I had some family come about an hour before the party was scheduled to start to help with last minute preparations. As they were cleaning up outside my daughters were beginning to stir with excitement in anticipation of the kids soon to arrive. That was when my daughter asked the big question, “Where are the decorations? We need a sign that says, ‘Happy Birthday Elijah’, we need balloons, we need pictures on the walls.” Oh man, I hadn’t even thought of decorations. Who thinks of this stuff? …girls do. It’s funny to see some of the age old Men are from Mars, Women are from Venus dichotomies unfold within my home with girls that are so young. I mean I certainly didn’t train them to think of this stuff; half the time it seems like they are so aloof that they don’t even pay attention to what’s going on. However at times like at Elijah’s birthday I am suddenly reminded that despite the fact that they are nurtured one way, their feminine nature seems to come out anyway. I love it!!! Personally I like girly girls. I like the fact that they play in the mud and aren’t afraid to get dirty. Yet at the same time when they are getting ready to see their friend Joey they want to put on their body glitter and lip gloss. It’s just cute.

Another example that I think accentuates the fact that I am naturally disabled due to this male brain of mine would be when I am doing their hair. My girls like for me to do their hair nice. They like it when I do the fancy braids, rollers, curlers, the hair care products, all that stuff. When I actually take the time to do a fancy hairstyle they always want to go and ruin it by shoving in bows and clips and ribbons in their hair. Personally I’m just glad that I conquered the task of getting their hair looking good. Yet to them, a girl just isn’t fully dressed without….accessories. For some reason my brain just stops at getting the hairstyle done. They like the hairstyle but then they have this insatiable need to go put a bow or ribbon or a clip in their hair. It makes me crazy but it makes them happy so I just deal with it.

In further examination of the aforementioned examples I can’t help but think that there most certainly has to be other things that my kids are missing out on by not having a mother in the home. I have done my very best to try and compensate for those things that I can think of. However just like the bows in their hair and the decorations for the parties, there are just some things that I wouldn’t even think to do because my brain doesn’t work that way.

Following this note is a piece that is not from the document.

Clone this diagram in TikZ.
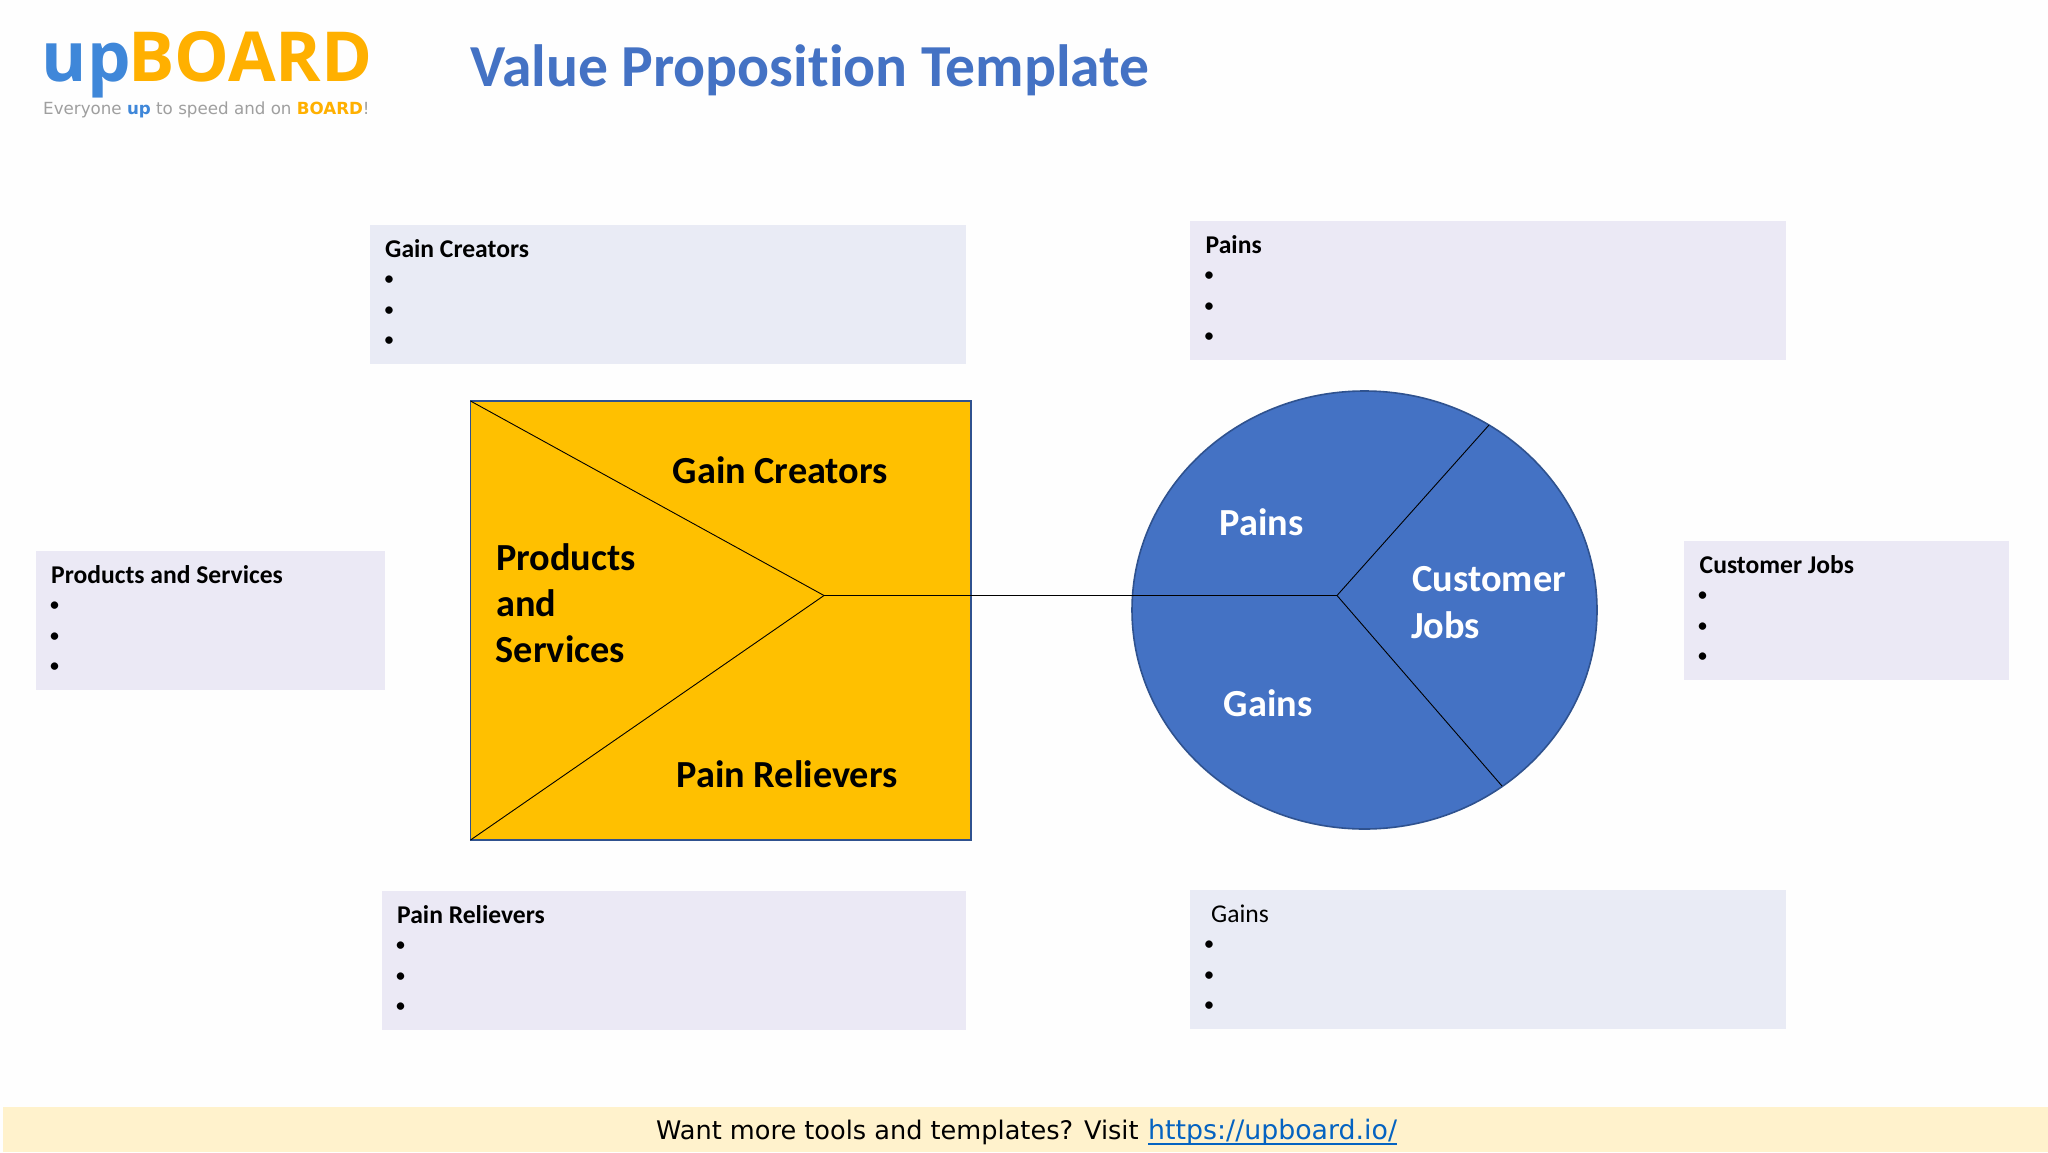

For the most part in this entry I have referenced my girls but I acknowledge also that my son is missing out on that feminine influence as well. In addition to losing his mother he has lost his maternal grandmother (she died a few months after Rebecca). He will likely soon lose one of his maternal great grandmothers soon. His cousin Liz has not been feeling well lately and so there has been this slow ebbing away of female influence over his life since his mother died. I do my best to teach him that we treat our women differently—we treat them special. We have to be gentler with them and talk more kindly because their feelings get hurt quicker.

I have tried to teach my son how to dance with his sisters. My thought was that it would teach him how to hold a lady, be firm yet gentle. I felt that it would teach him to read her body language and also just learn patience. Rebecca and I used to love to dance together (Oh how I miss that!!! I miss holding her and reading her body language. I miss holding her body and knowing exactly how she wanted to be touched. Whew, I’ll stop now). Anyhow, dancing is something we’ve always enjoyed doing as a family.

The bottom line is I just worry about these kids. I worry about the things they miss out on by having a naturally inept father. When I was a flight instructor we used to say that they worst mistakes a pilot can make are the ones they don’t know they made. The thought behind that is that if you know you made a mistake you can correct it and take appropriate actions in you subsequent flights. If you make a mistake and don’t know about it that mistake can lead to larger ones thus compromising the integrity of each flight. Most aviation accidents are not caused by one single mistake but rather a series of poor decisions. Herein lies my worry as a single parent, just that there are things that I am not doing, not for lack of desire, but rather my brain just doesn’t work a certain way.